I don’t know why, and each of them had a hand in one of the game’s pivotal moments: Bobby Reid’s spectacular miss midway through the second half. Easily the biggest let-off of the game for the US.

• Brenden Aaronson constantly got into good spots and just lacked the burst and/or 1-v-1 ability to leverage them into high-quality chances. Then Christian Pulisic came on and… stood at the touchline, waiting to get on the ball then dribble, inverted, into midfield.

It’s not a useless thing by any stretch, as Pulisic drew multiple fouls in dangerous spots, and with better service that actually could’ve been a difference-maker.

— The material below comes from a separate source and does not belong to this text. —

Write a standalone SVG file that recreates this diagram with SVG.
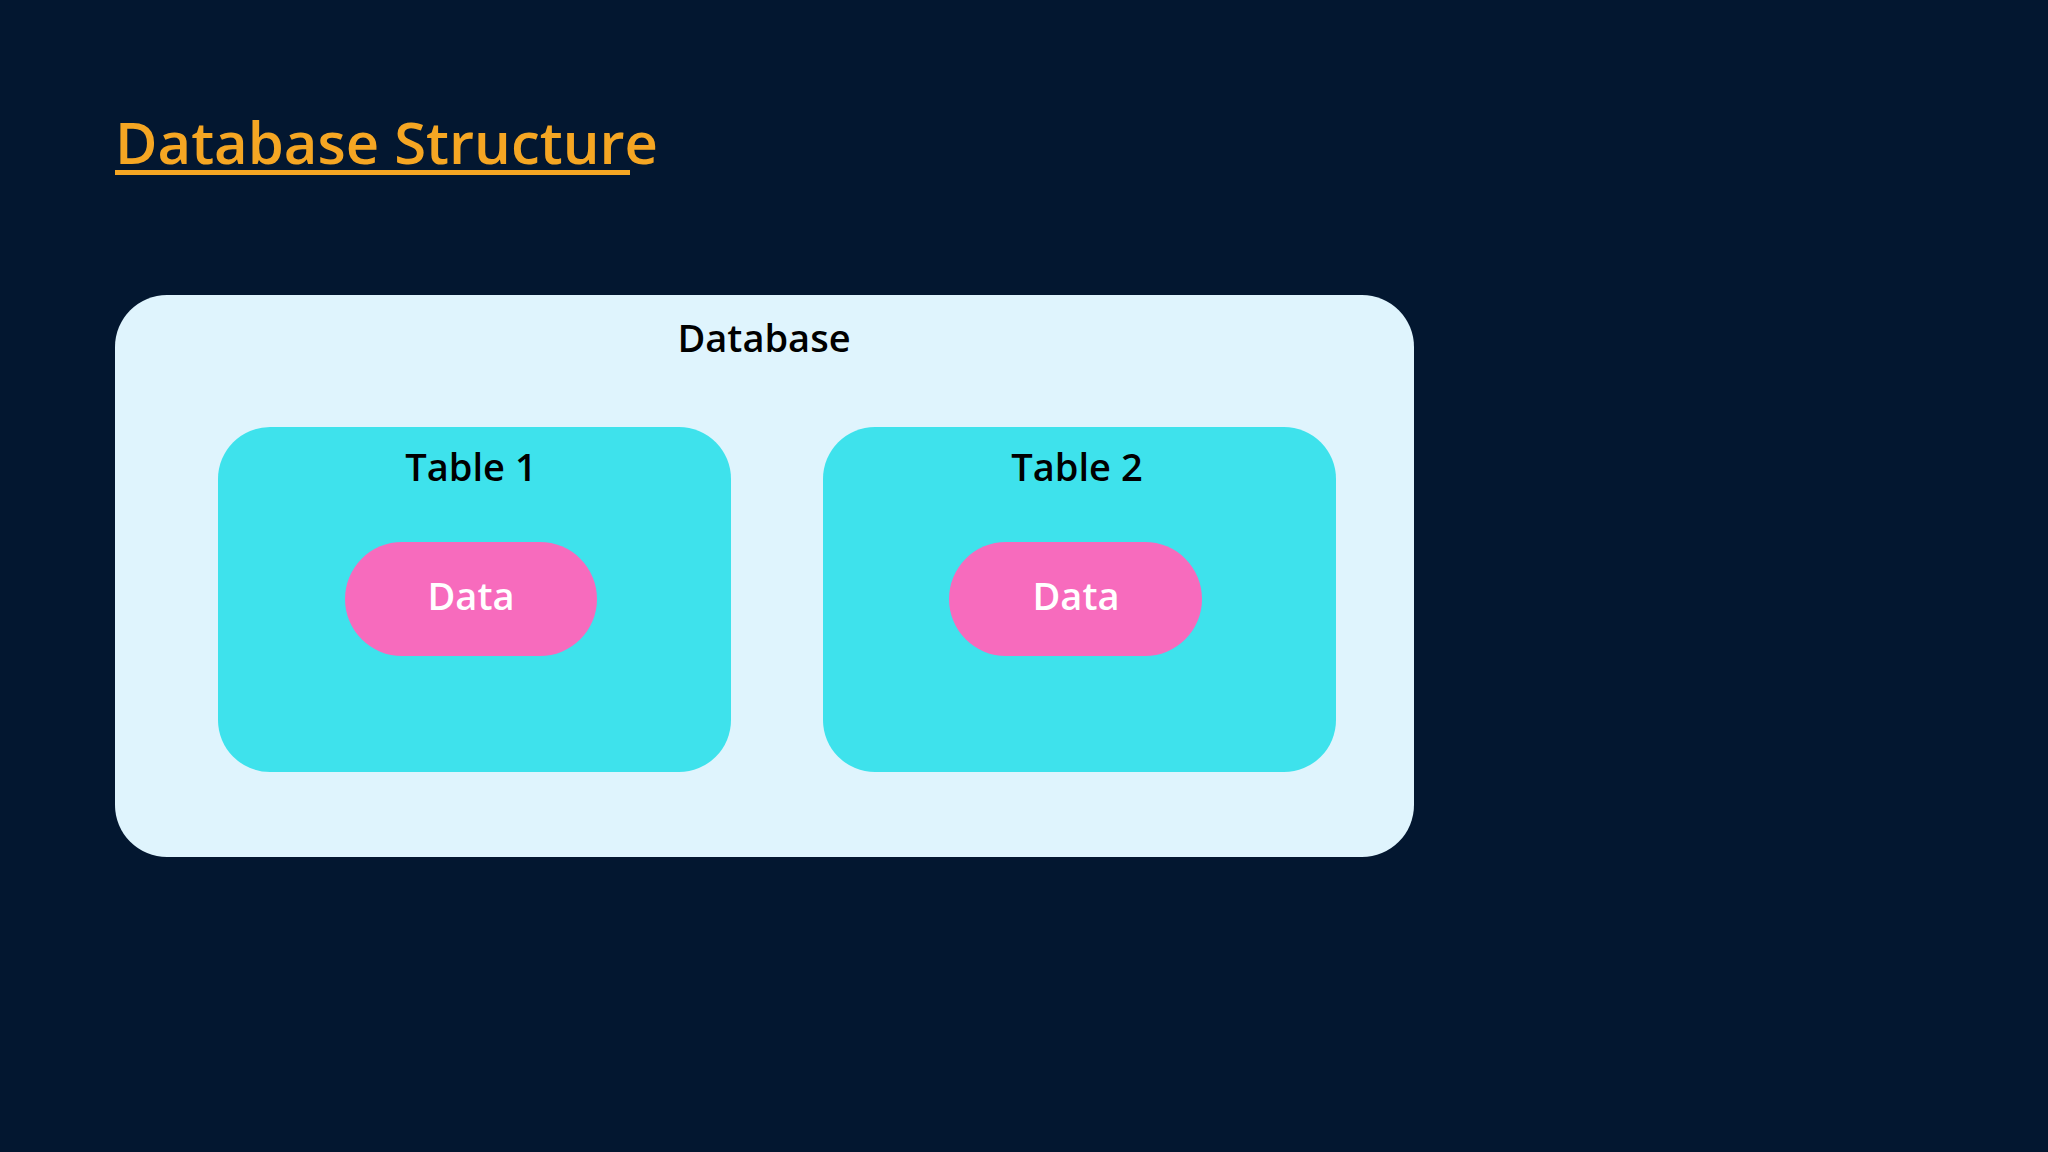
<svg xmlns="http://www.w3.org/2000/svg" width="2048" height="1152" viewBox="0 0 2048 1152">
<style>
text{font-family:"Open Sans","DejaVu Sans",sans-serif;font-weight:600;text-anchor:middle}
.lbl{font-size:38px;fill:#000}
.data{font-size:38px;fill:#fff}
.tbl{fill:#3ee2ec}
.pill{fill:#f76bbd}
</style>
<rect width="2048" height="1152" fill="#031730"/>
<g id="title"><text x="115" y="164" style="text-anchor:start;font-size:58px;fill:#f5a623">Database Structure</text><rect x="115" y="170" width="515" height="5" fill="#f5a623"/></g>
<g id="database"><rect x="115" y="295" width="1299" height="562" rx="52" fill="#dff4fd"/><text class="lbl" x="764" y="352">Database</text></g>
<g id="table1"><rect class="tbl" x="218" y="427" width="513" height="345" rx="52"/><text class="lbl" x="471" y="481">Table 1</text></g>
<g id="table2"><rect class="tbl" x="823" y="427" width="513" height="345" rx="52"/><text class="lbl" x="1077" y="481">Table 2</text></g>
<g id="data1"><rect class="pill" x="345" y="542" width="252" height="114" rx="57"/><text class="data" x="471" y="610">Data</text></g>
<g id="data2"><rect class="pill" x="949" y="542" width="253" height="114" rx="57"/><text class="data" x="1076" y="610">Data</text></g>
<g id="connectors"/>
</svg>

But it’s hard to watch the US and not imagine what it would be like if Pulisic was as willing to do the early, hard running as Aaronson is. Watching him repeatedly go 1-v-3 into the hurt locker has become dispiriting.

---------

A four-point window is good. Not great, obviously – six would’ve been great. If it’d been six, I’d have fired off a “congrats to the USMNT for qualifying for the World Cup tweet” and risked the wrath of the soccer gods.

But they’re not there yet. This is a young team and Berhalter is still sifting his way through important parts of the roster, and right now it’s clear that the drop from McKennie & Musah to the back-up No. 8s is something of a glaring issue. But even as that's happened, the US have discovered more depth at center back than most thought was available ahead of qualifying.

So the process continues. Qualifying for the World Cup has never been easy, and that certainly hasn’t changed this time around.